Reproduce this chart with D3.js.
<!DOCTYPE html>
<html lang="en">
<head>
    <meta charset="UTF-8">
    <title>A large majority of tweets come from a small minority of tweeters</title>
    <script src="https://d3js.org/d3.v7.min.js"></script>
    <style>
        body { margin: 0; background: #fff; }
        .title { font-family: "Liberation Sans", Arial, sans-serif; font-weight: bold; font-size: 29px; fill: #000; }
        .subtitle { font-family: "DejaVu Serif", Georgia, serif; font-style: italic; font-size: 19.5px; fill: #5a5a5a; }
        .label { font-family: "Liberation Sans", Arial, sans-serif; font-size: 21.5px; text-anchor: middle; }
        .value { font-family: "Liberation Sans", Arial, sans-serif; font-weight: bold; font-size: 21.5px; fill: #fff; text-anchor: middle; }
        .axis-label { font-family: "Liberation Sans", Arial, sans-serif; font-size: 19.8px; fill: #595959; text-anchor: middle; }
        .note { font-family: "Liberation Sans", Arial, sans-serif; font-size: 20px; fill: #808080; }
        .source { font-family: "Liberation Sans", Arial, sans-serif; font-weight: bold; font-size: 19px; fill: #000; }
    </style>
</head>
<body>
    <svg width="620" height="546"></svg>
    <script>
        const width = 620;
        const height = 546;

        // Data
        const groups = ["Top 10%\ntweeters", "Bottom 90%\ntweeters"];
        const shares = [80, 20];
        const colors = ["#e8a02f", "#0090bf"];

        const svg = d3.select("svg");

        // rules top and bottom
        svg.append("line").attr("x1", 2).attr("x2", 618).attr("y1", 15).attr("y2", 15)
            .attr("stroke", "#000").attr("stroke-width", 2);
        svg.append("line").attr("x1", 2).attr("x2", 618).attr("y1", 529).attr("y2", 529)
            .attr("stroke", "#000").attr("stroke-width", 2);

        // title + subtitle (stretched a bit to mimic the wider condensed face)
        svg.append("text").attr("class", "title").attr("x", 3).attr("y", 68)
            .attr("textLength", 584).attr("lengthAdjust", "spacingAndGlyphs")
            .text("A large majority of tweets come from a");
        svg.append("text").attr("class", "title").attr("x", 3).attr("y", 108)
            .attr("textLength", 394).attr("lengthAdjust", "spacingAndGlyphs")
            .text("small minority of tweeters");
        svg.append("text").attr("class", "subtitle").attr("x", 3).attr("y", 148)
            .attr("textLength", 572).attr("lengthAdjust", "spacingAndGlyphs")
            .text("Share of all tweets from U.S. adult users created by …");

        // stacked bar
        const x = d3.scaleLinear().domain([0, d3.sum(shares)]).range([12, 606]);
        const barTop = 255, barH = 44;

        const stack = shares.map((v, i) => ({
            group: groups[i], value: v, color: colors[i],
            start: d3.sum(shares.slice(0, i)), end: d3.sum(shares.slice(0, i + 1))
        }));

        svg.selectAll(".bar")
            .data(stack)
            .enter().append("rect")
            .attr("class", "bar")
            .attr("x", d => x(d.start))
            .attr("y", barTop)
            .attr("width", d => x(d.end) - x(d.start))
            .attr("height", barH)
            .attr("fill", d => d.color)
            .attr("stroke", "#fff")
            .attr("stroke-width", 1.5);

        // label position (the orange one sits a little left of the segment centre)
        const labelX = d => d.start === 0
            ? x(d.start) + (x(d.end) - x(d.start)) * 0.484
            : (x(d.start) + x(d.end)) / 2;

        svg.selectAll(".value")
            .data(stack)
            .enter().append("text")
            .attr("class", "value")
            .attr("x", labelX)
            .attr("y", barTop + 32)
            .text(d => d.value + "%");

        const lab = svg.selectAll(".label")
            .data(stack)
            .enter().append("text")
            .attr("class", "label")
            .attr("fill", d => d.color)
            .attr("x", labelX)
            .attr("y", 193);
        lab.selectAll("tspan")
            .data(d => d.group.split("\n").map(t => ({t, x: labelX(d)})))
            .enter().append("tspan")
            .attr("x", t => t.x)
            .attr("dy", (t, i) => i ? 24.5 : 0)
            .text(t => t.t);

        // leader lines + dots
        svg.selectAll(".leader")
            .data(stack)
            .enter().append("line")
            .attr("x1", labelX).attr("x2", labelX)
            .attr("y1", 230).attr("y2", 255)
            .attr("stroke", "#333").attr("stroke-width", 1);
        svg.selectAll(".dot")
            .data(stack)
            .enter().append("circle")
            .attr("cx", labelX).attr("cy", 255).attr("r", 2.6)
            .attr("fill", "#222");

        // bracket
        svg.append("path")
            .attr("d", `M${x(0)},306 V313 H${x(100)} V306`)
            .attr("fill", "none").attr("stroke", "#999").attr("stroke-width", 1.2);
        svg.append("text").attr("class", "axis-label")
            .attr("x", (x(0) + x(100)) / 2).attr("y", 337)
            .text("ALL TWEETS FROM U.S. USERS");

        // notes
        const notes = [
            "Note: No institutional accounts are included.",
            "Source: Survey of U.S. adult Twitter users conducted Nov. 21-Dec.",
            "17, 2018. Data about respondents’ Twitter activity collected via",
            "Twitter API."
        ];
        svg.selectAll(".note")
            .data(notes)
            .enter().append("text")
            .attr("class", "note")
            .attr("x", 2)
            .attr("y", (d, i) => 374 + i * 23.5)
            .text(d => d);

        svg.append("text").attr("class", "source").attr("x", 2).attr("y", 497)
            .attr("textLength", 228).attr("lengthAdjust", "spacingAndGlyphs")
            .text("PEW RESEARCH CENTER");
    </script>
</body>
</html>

Short problem
Extract the data in full. Keep it word for word.

Written solution
Reproduce this chart with D3.js.
<!DOCTYPE html>
<html lang="en">
<head>
    <meta charset="UTF-8">
    <title>A large majority of tweets come from a small minority of tweeters</title>
    <script src="https://d3js.org/d3.v7.min.js"></script>
    <style>
        body { margin: 0; background: #fff; }
        .title { font-family: "Liberation Sans", Arial, sans-serif; font-weight: bold; font-size: 29px; fill: #000; }
        .subtitle { font-family: "DejaVu Serif", Georgia, serif; font-style: italic; font-size: 19.5px; fill: #5a5a5a; }
        .label { font-family: "Liberation Sans", Arial, sans-serif; font-size: 21.5px; text-anchor: middle; }
        .value { font-family: "Liberation Sans", Arial, sans-serif; font-weight: bold; font-size: 21.5px; fill: #fff; text-anchor: middle; }
        .axis-label { font-family: "Liberation Sans", Arial, sans-serif; font-size: 19.8px; fill: #595959; text-anchor: middle; }
        .note { font-family: "Liberation Sans", Arial, sans-serif; font-size: 20px; fill: #808080; }
        .source { font-family: "Liberation Sans", Arial, sans-serif; font-weight: bold; font-size: 19px; fill: #000; }
    </style>
</head>
<body>
    <svg width="620" height="546"></svg>
    <script>
        const width = 620;
        const height = 546;

        // Data
        const groups = ["Top 10%\ntweeters", "Bottom 90%\ntweeters"];
        const shares = [80, 20];
        const colors = ["#e8a02f", "#0090bf"];

        const svg = d3.select("svg");

        // rules top and bottom
        svg.append("line").attr("x1", 2).attr("x2", 618).attr("y1", 15).attr("y2", 15)
            .attr("stroke", "#000").attr("stroke-width", 2);
        svg.append("line").attr("x1", 2).attr("x2", 618).attr("y1", 529).attr("y2", 529)
            .attr("stroke", "#000").attr("stroke-width", 2);

        // title + subtitle (stretched a bit to mimic the wider condensed face)
        svg.append("text").attr("class", "title").attr("x", 3).attr("y", 68)
            .attr("textLength", 584).attr("lengthAdjust", "spacingAndGlyphs")
            .text("A large majority of tweets come from a");
        svg.append("text").attr("class", "title").attr("x", 3).attr("y", 108)
            .attr("textLength", 394).attr("lengthAdjust", "spacingAndGlyphs")
            .text("small minority of tweeters");
        svg.append("text").attr("class", "subtitle").attr("x", 3).attr("y", 148)
            .attr("textLength", 572).attr("lengthAdjust", "spacingAndGlyphs")
            .text("Share of all tweets from U.S. adult users created by …");

        // stacked bar
        const x = d3.scaleLinear().domain([0, d3.sum(shares)]).range([12, 606]);
        const barTop = 255, barH = 44;

        const stack = shares.map((v, i) => ({
            group: groups[i], value: v, color: colors[i],
            start: d3.sum(shares.slice(0, i)), end: d3.sum(shares.slice(0, i + 1))
        }));

        svg.selectAll(".bar")
            .data(stack)
            .enter().append("rect")
            .attr("class", "bar")
            .attr("x", d => x(d.start))
            .attr("y", barTop)
            .attr("width", d => x(d.end) - x(d.start))
            .attr("height", barH)
            .attr("fill", d => d.color)
            .attr("stroke", "#fff")
            .attr("stroke-width", 1.5);

        // label position (the orange one sits a little left of the segment centre)
        const labelX = d => d.start === 0
            ? x(d.start) + (x(d.end) - x(d.start)) * 0.484
            : (x(d.start) + x(d.end)) / 2;

        svg.selectAll(".value")
            .data(stack)
            .enter().append("text")
            .attr("class", "value")
            .attr("x", labelX)
            .attr("y", barTop + 32)
            .text(d => d.value + "%");

        const lab = svg.selectAll(".label")
            .data(stack)
            .enter().append("text")
            .attr("class", "label")
            .attr("fill", d => d.color)
            .attr("x", labelX)
            .attr("y", 193);
        lab.selectAll("tspan")
            .data(d => d.group.split("\n").map(t => ({t, x: labelX(d)})))
            .enter().append("tspan")
            .attr("x", t => t.x)
            .attr("dy", (t, i) => i ? 24.5 : 0)
            .text(t => t.t);

        // leader lines + dots
        svg.selectAll(".leader")
            .data(stack)
            .enter().append("line")
            .attr("x1", labelX).attr("x2", labelX)
            .attr("y1", 230).attr("y2", 255)
            .attr("stroke", "#333").attr("stroke-width", 1);
        svg.selectAll(".dot")
            .data(stack)
            .enter().append("circle")
            .attr("cx", labelX).attr("cy", 255).attr("r", 2.6)
            .attr("fill", "#222");

        // bracket
        svg.append("path")
            .attr("d", `M${x(0)},306 V313 H${x(100)} V306`)
            .attr("fill", "none").attr("stroke", "#999").attr("stroke-width", 1.2);
        svg.append("text").attr("class", "axis-label")
            .attr("x", (x(0) + x(100)) / 2).attr("y", 337)
            .text("ALL TWEETS FROM U.S. USERS");

        // notes
        const notes = [
            "Note: No institutional accounts are included.",
            "Source: Survey of U.S. adult Twitter users conducted Nov. 21-Dec.",
            "17, 2018. Data about respondents’ Twitter activity collected via",
            "Twitter API."
        ];
        svg.selectAll(".note")
            .data(notes)
            .enter().append("text")
            .attr("class", "note")
            .attr("x", 2)
            .attr("y", (d, i) => 374 + i * 23.5)
            .text(d => d);

        svg.append("text").attr("class", "source").attr("x", 2).attr("y", 497)
            .attr("textLength", 228).attr("lengthAdjust", "spacingAndGlyphs")
            .text("PEW RESEARCH CENTER");
    </script>
</body>
</html>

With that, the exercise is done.